_Dataset excerpt_
+ + + + + + +

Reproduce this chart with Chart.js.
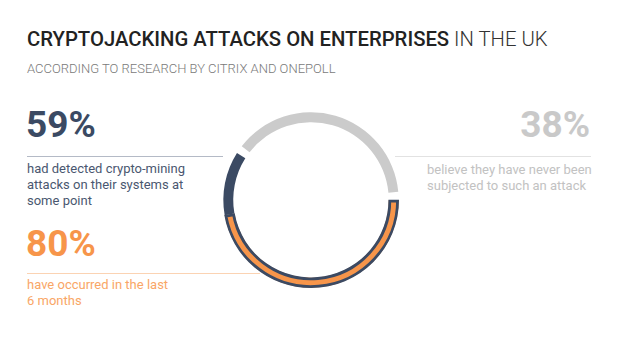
<!DOCTYPE html>
<html>
<head>
<meta charset="utf-8">
<script src="https://cdn.jsdelivr.net/npm/chart.js@4.4.1/dist/chart.umd.min.js"></script>
<style>
  html, body { margin: 0; padding: 0; background: #fff; }
  body { width: 624px; height: 345px; position: relative; overflow: hidden; font-family: Roboto, "Noto Sans", sans-serif; }
  .abs { position: absolute; white-space: nowrap; }
  .title { left: 27px; top: 29px; font-size: 20.3px; line-height: 20px; color: #222; font-weight: 500; }
  .title span { font-weight: 300; color: #333; }
  .sub { left: 27px; top: 61.5px; font-size: 13px; line-height: 13px; color: #7a7a7a; font-weight: 300; }
  .big { font-size: 37px; line-height: 37px; font-weight: 700; }
  .body { font-size: 13px; line-height: 16px; }
  .rule { position: absolute; height: 1px; }
  #wrap { position: absolute; left: 221px; top: 110px; width: 180px; height: 180px; }
</style>
</head>
<body>
<div class="abs title">CRYPTOJACKING ATTACKS ON ENTERPRISES<span> IN THE UK</span></div>
<div class="abs sub">ACCORDING TO RESEARCH BY CITRIX AND ONEPOLL</div>

<div class="abs big" id="detectedPct" style="left:26px; top:106px; color:#3b4a63;"></div>
<div class="rule" style="left:27px; top:156px; width:196px; background:#b4bac6;"></div>
<div class="abs body" style="left:27px; top:160.5px; color:#4a5770;">had detected crypto-mining<br>attacks on their systems at<br>some point</div>

<div class="abs big" id="recentPct" style="left:26px; top:224.5px; color:#f7954a;"></div>
<div class="rule" style="left:27px; top:273px; width:233px; background:#fbd3b3;"></div>
<div class="abs body" style="left:27px; top:276.5px; color:#f9a666;">have occurred in the last<br>6 months</div>

<div class="abs big" id="neverPct" style="right:34px; top:106px; color:#c9c9c9;"></div>
<div class="rule" style="left:395px; top:156px; width:196px; background:#e2e2e2;"></div>
<div class="abs body" style="left:427px; top:161.5px; color:#c2c2c2;">believe they have never been<br>subjected to such an attack</div>

<div id="wrap"><canvas id="ring"></canvas></div>

<script>
// shares of UK enterprises (%)
const shareLabels = ['Detected crypto-mining attacks', 'Never subjected to an attack'];
const shareValues = [59, 38];
// of the detected attacks, share that occurred in the last 6 months (%)
const recentShare = 80;

const navy = '#3b4a63';
const orange = '#f7954a';
const grey = '#cbcbcb';

document.getElementById('detectedPct').textContent = shareValues[0] + '%';
document.getElementById('neverPct').textContent = shareValues[1] + '%';
document.getElementById('recentPct').textContent = recentShare + '%';

// split the detected share into recent / older, with small gaps for the rest
const recentPart = shareValues[0] * recentShare / 100;
const olderPart = shareValues[0] - recentPart;
const gap = (100 - shareValues[0] - shareValues[1]) / 2;

new Chart(document.getElementById('ring'), {
  type: 'doughnut',
  data: {
    labels: ['Last 6 months', 'Earlier', '', shareLabels[1], ''],
    datasets: [{
      data: [recentPart, olderPart, gap, shareValues[1], gap],
      backgroundColor: [orange, navy, 'rgba(0,0,0,0)', grey, 'rgba(0,0,0,0)'],
      borderColor: [navy, navy, 'rgba(0,0,0,0)', grey, 'rgba(0,0,0,0)'],
      borderWidth: [2.5, 0, 0, 0, 0],
      borderAlign: 'inner',
      rotation: 90
    }]
  },
  options: {
    responsive: true,
    maintainAspectRatio: false,
    animation: false,
    events: [],
    cutout: '88%',
    layout: { padding: 2 },
    plugins: {
      legend: { display: false },
      tooltip: { enabled: false }
    }
  }
});
</script>
</body>
</html>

+ + + + + + +

_Written task_
From the listing above, collect each line in which the string "with" appears.

_Exercise solution_
Reproduce this chart with Chart.js.
// split the detected share into recent / older, with small gaps for the rest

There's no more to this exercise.